**EXERCISE REQUIREMENTS**
Tell how many lines contain the word "standalone". Reply with the number only.

[Figure scripts]
^^^^^^^^

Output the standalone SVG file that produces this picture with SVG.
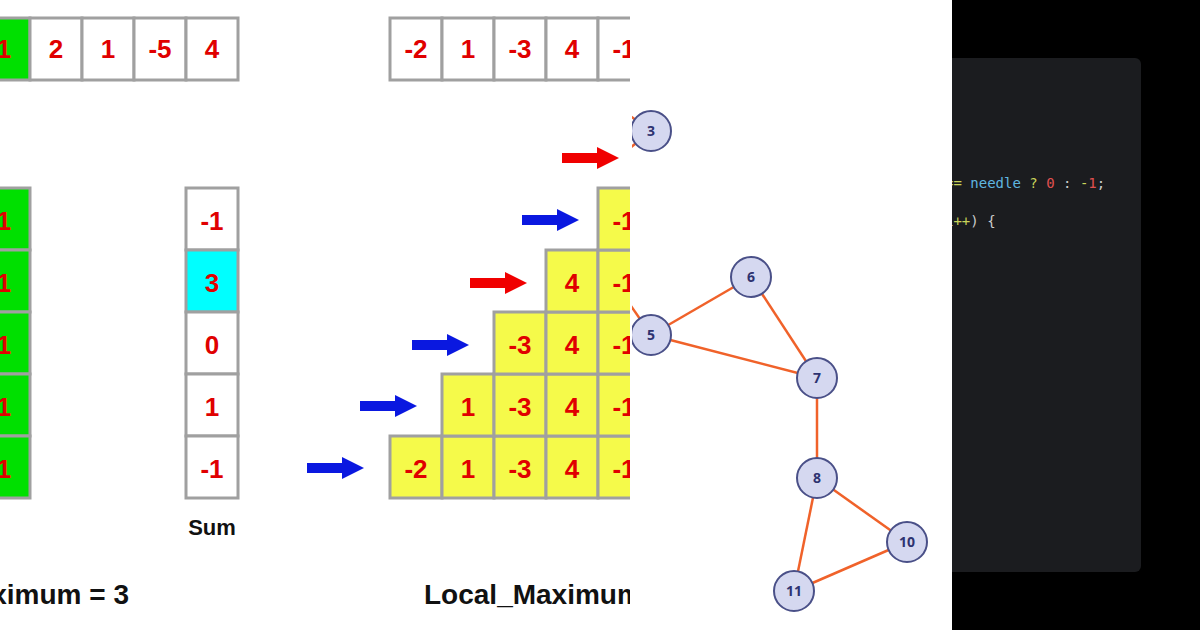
<svg xmlns="http://www.w3.org/2000/svg" width="1200" height="630" viewBox="0 0 1200 630">
<defs>
<style>
.c{stroke:#a0a0a0;stroke-width:3}
.w{fill:#fff}.g{fill:#00e000}.y{fill:#f5fa4a}.cy{fill:#00ffff}
.n{font-family:"Liberation Sans",Arial,sans-serif;font-weight:bold;font-size:26px;fill:#e00000;text-anchor:middle}
.b{font-family:"Liberation Sans",Arial,sans-serif;font-weight:bold;fill:#111}
.e{stroke:#f0622a;stroke-width:2.5}
.nd circle{fill:#d5d8f0;stroke:#4a5088;stroke-width:2}
.nd text{font-family:"Open Sans","DejaVu Sans",sans-serif;font-weight:bold;font-size:14px;fill:#2e3370;text-anchor:middle}
.code{font-family:"DejaVu Sans Mono",monospace;font-size:14px}
</style>
<clipPath id="lp"><rect x="0" y="0" width="630" height="630"/></clipPath>
<clipPath id="gp"><rect x="632" y="0" width="320" height="630"/></clipPath>
<clipPath id="cp"><rect x="952" y="0" width="248" height="630"/></clipPath>
<marker id="ab" viewBox="0 0 10 10" refX="0" refY="5" markerWidth="2.2" markerHeight="2.2" orient="auto"><path d="M0,0L10,5L0,10z" fill="#0a18e0"/></marker>
<marker id="ar" viewBox="0 0 10 10" refX="0" refY="5" markerWidth="2.2" markerHeight="2.2" orient="auto"><path d="M0,0L10,5L0,10z" fill="#f00000"/></marker>
</defs>
<rect width="1200" height="630" fill="#fff"/>
<g id="left" clip-path="url(#lp)">
<g id="top1">
<rect class="c g" x="-22" y="18" width="52" height="62"/><text class="n" x="4" y="58">1</text>
<rect class="c w" x="30" y="18" width="52" height="62"/><text class="n" x="56" y="58">2</text>
<rect class="c w" x="82" y="18" width="52" height="62"/><text class="n" x="108" y="58">1</text>
<rect class="c w" x="134" y="18" width="52" height="62"/><text class="n" x="160" y="58">-5</text>
<rect class="c w" x="186" y="18" width="52" height="62"/><text class="n" x="212" y="58">4</text>
</g>
<g id="top2">
<rect class="c w" x="390" y="18" width="52" height="62"/><text class="n" x="416" y="58">-2</text>
<rect class="c w" x="442" y="18" width="52" height="62"/><text class="n" x="468" y="58">1</text>
<rect class="c w" x="494" y="18" width="52" height="62"/><text class="n" x="520" y="58">-3</text>
<rect class="c w" x="546" y="18" width="52" height="62"/><text class="n" x="572" y="58">4</text>
<rect class="c w" x="598" y="18" width="52" height="62"/><text class="n" x="624" y="58">-1</text>
</g>
<g id="greencol">
<rect class="c g" x="-22" y="188" width="52" height="62"/><text class="n" x="4" y="230">1</text>
<rect class="c g" x="-22" y="250" width="52" height="62"/><text class="n" x="4" y="292">1</text>
<rect class="c g" x="-22" y="312" width="52" height="62"/><text class="n" x="4" y="354">1</text>
<rect class="c g" x="-22" y="374" width="52" height="62"/><text class="n" x="4" y="416">1</text>
<rect class="c g" x="-22" y="436" width="52" height="62"/><text class="n" x="4" y="478">1</text>
</g>
<g id="sumcol">
<rect class="c w" x="186" y="188" width="52" height="62"/><text class="n" x="212" y="230">-1</text>
<rect class="c cy" x="186" y="250" width="52" height="62"/><text class="n" x="212" y="292">3</text>
<rect class="c w" x="186" y="312" width="52" height="62"/><text class="n" x="212" y="354">0</text>
<rect class="c w" x="186" y="374" width="52" height="62"/><text class="n" x="212" y="416">1</text>
<rect class="c w" x="186" y="436" width="52" height="62"/><text class="n" x="212" y="478">-1</text>
</g>
<text class="b" x="212" y="535" font-size="22" text-anchor="middle">Sum</text>
<text class="b" x="129" y="604" font-size="28" text-anchor="end">Maximum = 3</text>
<text class="b" x="424" y="604" font-size="28">Local_Maximum</text>
<g id="stairs">
<rect class="c y" x="390" y="436" width="52" height="62"/><text class="n" x="416" y="478">-2</text>
<rect class="c y" x="442" y="436" width="52" height="62"/><text class="n" x="468" y="478">1</text>
<rect class="c y" x="494" y="436" width="52" height="62"/><text class="n" x="520" y="478">-3</text>
<rect class="c y" x="546" y="436" width="52" height="62"/><text class="n" x="572" y="478">4</text>
<rect class="c y" x="598" y="436" width="52" height="62"/><text class="n" x="624" y="478">-1</text>
<rect class="c y" x="442" y="374" width="52" height="62"/><text class="n" x="468" y="416">1</text>
<rect class="c y" x="494" y="374" width="52" height="62"/><text class="n" x="520" y="416">-3</text>
<rect class="c y" x="546" y="374" width="52" height="62"/><text class="n" x="572" y="416">4</text>
<rect class="c y" x="598" y="374" width="52" height="62"/><text class="n" x="624" y="416">-1</text>
<rect class="c y" x="494" y="312" width="52" height="62"/><text class="n" x="520" y="354">-3</text>
<rect class="c y" x="546" y="312" width="52" height="62"/><text class="n" x="572" y="354">4</text>
<rect class="c y" x="598" y="312" width="52" height="62"/><text class="n" x="624" y="354">-1</text>
<rect class="c y" x="546" y="250" width="52" height="62"/><text class="n" x="572" y="292">4</text>
<rect class="c y" x="598" y="250" width="52" height="62"/><text class="n" x="624" y="292">-1</text>
<rect class="c y" x="598" y="188" width="52" height="62"/><text class="n" x="624" y="230">-1</text>
</g>
<g id="arrows">
<line x1="307" y1="468" x2="342" y2="468" stroke="#0a18e0" stroke-width="10" marker-end="url(#ab)"/>
<line x1="360" y1="406" x2="395" y2="406" stroke="#0a18e0" stroke-width="10" marker-end="url(#ab)"/>
<line x1="412" y1="345" x2="447" y2="345" stroke="#0a18e0" stroke-width="10" marker-end="url(#ab)"/>
<line x1="470" y1="283" x2="505" y2="283" stroke="#f00000" stroke-width="10" marker-end="url(#ar)"/>
<line x1="522" y1="220" x2="557" y2="220" stroke="#0a18e0" stroke-width="10" marker-end="url(#ab)"/>
<line x1="562" y1="158" x2="597" y2="158" stroke="#f00000" stroke-width="10" marker-end="url(#ar)"/>
</g>
</g>
<g id="graph" clip-path="url(#gp)">
<g id="connectors">
<line class="e" x1="651" y1="131" x2="615" y2="105"/>
<line class="e" x1="651" y1="131" x2="615" y2="160"/>
<line class="e" x1="651" y1="335" x2="620" y2="290"/>
<line class="e" x1="651" y1="335" x2="751" y2="277"/>
<line class="e" x1="651" y1="335" x2="817" y2="378"/>
<line class="e" x1="751" y1="277" x2="817" y2="378"/>
<line class="e" x1="817" y1="378" x2="817" y2="478"/>
<line class="e" x1="817" y1="478" x2="907" y2="542"/>
<line class="e" x1="817" y1="478" x2="794" y2="591"/>
<line class="e" x1="907" y1="542" x2="794" y2="591"/>
</g>
<g id="n3" class="nd"><circle cx="651" cy="131" r="20"/><text x="651" y="136">3</text></g>
<g id="n6" class="nd"><circle cx="751" cy="277" r="20"/><text x="751" y="282">6</text></g>
<g id="n5" class="nd"><circle cx="651" cy="335" r="20"/><text x="651" y="340">5</text></g>
<g id="n7" class="nd"><circle cx="817" cy="378" r="20"/><text x="817" y="383">7</text></g>
<g id="n8" class="nd"><circle cx="817" cy="478" r="20"/><text x="817" y="483">8</text></g>
<g id="n10" class="nd"><circle cx="907" cy="542" r="20"/><text x="907" y="547">10</text></g>
<g id="n11" class="nd"><circle cx="794" cy="591" r="20"/><text x="794" y="596">11</text></g>
</g>
<g id="code" clip-path="url(#cp)">
<rect x="952" y="0" width="248" height="630" fill="#000"/>
<rect x="900" y="58" width="241" height="514" rx="6" fill="#1b1c1f"/>
<text class="code" x="945" y="188"><tspan fill="#c9d35a">==</tspan><tspan fill="#5fb6e0"> needle</tspan><tspan fill="#c9d35a"> ?</tspan><tspan fill="#e05050"> 0</tspan><tspan fill="#cccccc"> :</tspan><tspan fill="#c9d35a"> -</tspan><tspan fill="#e05050">1</tspan><tspan fill="#cccccc">;</tspan></text>
<text class="code" x="945" y="226"><tspan fill="#cccccc">i</tspan><tspan fill="#c9d35a">++</tspan><tspan fill="#cccccc">) {</tspan></text>
</g>
</svg>
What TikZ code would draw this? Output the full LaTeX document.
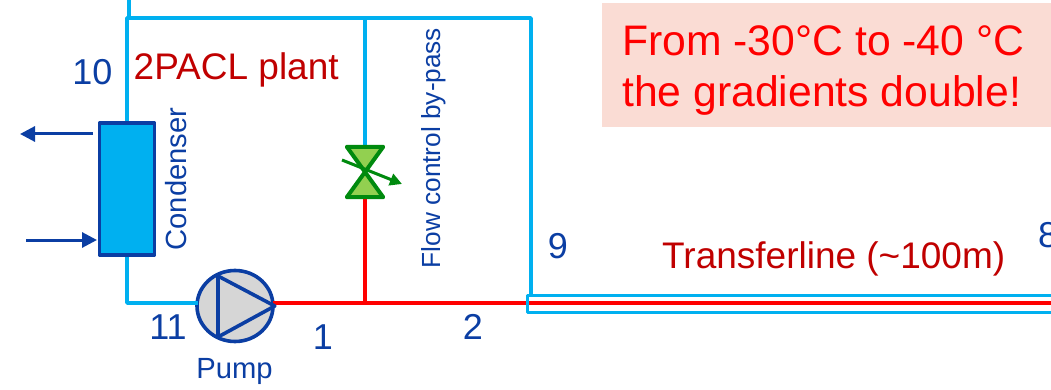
\documentclass[tikz,border=0pt]{standalone}
\usepackage{fontspec}
\setmainfont{Liberation Sans}
\usetikzlibrary{calc}
\usetikzlibrary{positioning}
\usetikzlibrary{shapes.geometric}
\usetikzlibrary{arrows.meta}
\definecolor{pipecold}{HTML}{00B0F0}
\definecolor{pipehot}{HTML}{FF0000}
\definecolor{labelblue}{HTML}{0B3EA3}
\definecolor{labelred}{HTML}{C00000}
\definecolor{valvegreen}{HTML}{008A0E}
\definecolor{valvefill}{HTML}{92D050}
\definecolor{notepink}{HTML}{FADCD4}
\newcommand{\fs}[1]{\fontsize{#1}{#1}\selectfont}
\tikzset{
  coldpipe/.style={pipecold, line width=3.6pt},
  hotpipe/.style={pipehot, line width=3.6pt},
  statenum/.style={font=\fs{36}, text=labelblue, inner sep=0pt},
  tag/.style={font=\fs{29.2}, text=labelblue, inner sep=0pt},
  redtag/.style={font=\fs{37}, text=labelred, inner sep=0pt},
  waterarrow/.style={labelblue, line width=3pt, -{Triangle[length=15pt,width=15pt]}},
}

\begin{document}
\begin{tikzpicture}[x=1pt, y=-1pt, line join=round]
  \useasboundingbox (0,0) rectangle (1051,390);
  % note
  \node[fill=notepink, minimum width=449pt, minimum height=124pt, anchor=north west, inner sep=0pt] (note) at (602,3) {};
  \node[font=\fs{42.7}, text=pipehot, anchor=base west, inner sep=0pt] (noteone) at (622,55.5) {From -30°C to -40 °C};
  \node[font=\fs{42.7}, text=pipehot, anchor=base west, inner sep=0pt] (notetwo) at (622,106.5) {the gradients double!};

  \coordinate (topleft) at (127,18);
  \coordinate (topmid) at (365,18);
  \coordinate (topright) at (531,18);
  \coordinate (stubtop) at (129,-2);
  \coordinate (stubend) at (129,16);
  \coordinate (bottomleft) at (127,303);
  \coordinate (pumpin) at (198,303);
  \coordinate (tee) at (365,303);
  \coordinate (tlentry) at (531,295);
  \coordinate (tlend) at (1058,303);
  \coordinate (waterout) at (20,134);
  \coordinate (waterin) at (26,240);

  \node[draw=labelblue, fill=pipecold, line width=3.6pt, minimum width=55pt, minimum height=132pt, inner sep=0pt] (condenser) at (127,189) {};
  \node[ellipse, draw=labelblue, fill=black!16, line width=3.6pt, minimum width=76pt, minimum height=71pt, inner sep=0pt] (pump) at (235,306) {};
  \node[minimum width=36pt, minimum height=50pt, inner sep=0pt] (valve) at (365,172) {};

  % pipes
  \draw[coldpipe] (stubtop)--(stubend);
  \draw[coldpipe] (condenser.north)--(topleft)--(topright)--(tlentry);
  \draw[coldpipe] (topmid)--(valve.north);
  \draw[coldpipe] (condenser.south)--(bottomleft)--(pumpin);
  \draw[hotpipe] (273,303)--(tlend);
  \draw[hotpipe] (valve.south)--(tee);
  \draw[pipecold, line width=3.6pt] (1058,295.5)--(527.5,295.5)--(527.5,312.5)--(1058,312.5);

  % pump triangle
  \draw[labelblue, line width=3.6pt] (218,276)--(218,337)--(pump.east)--cycle;

  % valve
  \fill[valvefill, draw=valvegreen, line width=4pt] (valve.north west)--(valve.north east)--(valve.south west)--(valve.south east)--cycle;
  \draw[valvegreen, line width=3pt, -{Triangle[length=12pt,width=12pt]}] (342,160)--(402,184);

  % water
  \draw[waterarrow] (93,134)--(waterout);
  \draw[waterarrow] (waterin)--(97,240);

  % labels
  \node[statenum] (ten) at (92.5,72) {10};
  \node[statenum] (eleven) at (168,327) {11};
  \node[statenum] (one) at (323,337) {1};
  \node[statenum] (two) at (473,327) {2};
  \node[statenum] (nine) at (558,246) {9};
  \node[statenum, anchor=west] (eight) at (1038,235) {8};
  \node[tag, rotate=90] (condname) at (176,179) {Condenser};
  \node[tag, font=\fs{26.2}, rotate=90] (bypass) at (434,148) {Flow control by-pass};
  \node[tag] (pumpname) at (234.5,371) {Pump};
  \node[redtag, anchor=base west] (plant) at (133.5,80) {2PACL plant};
  \node[redtag, anchor=base west] (transfer) at (662,268) {Transferline (\char`~100m)};
\end{tikzpicture}
\end{document}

^^^^^^^^

**SOLVED PROBLEM**
2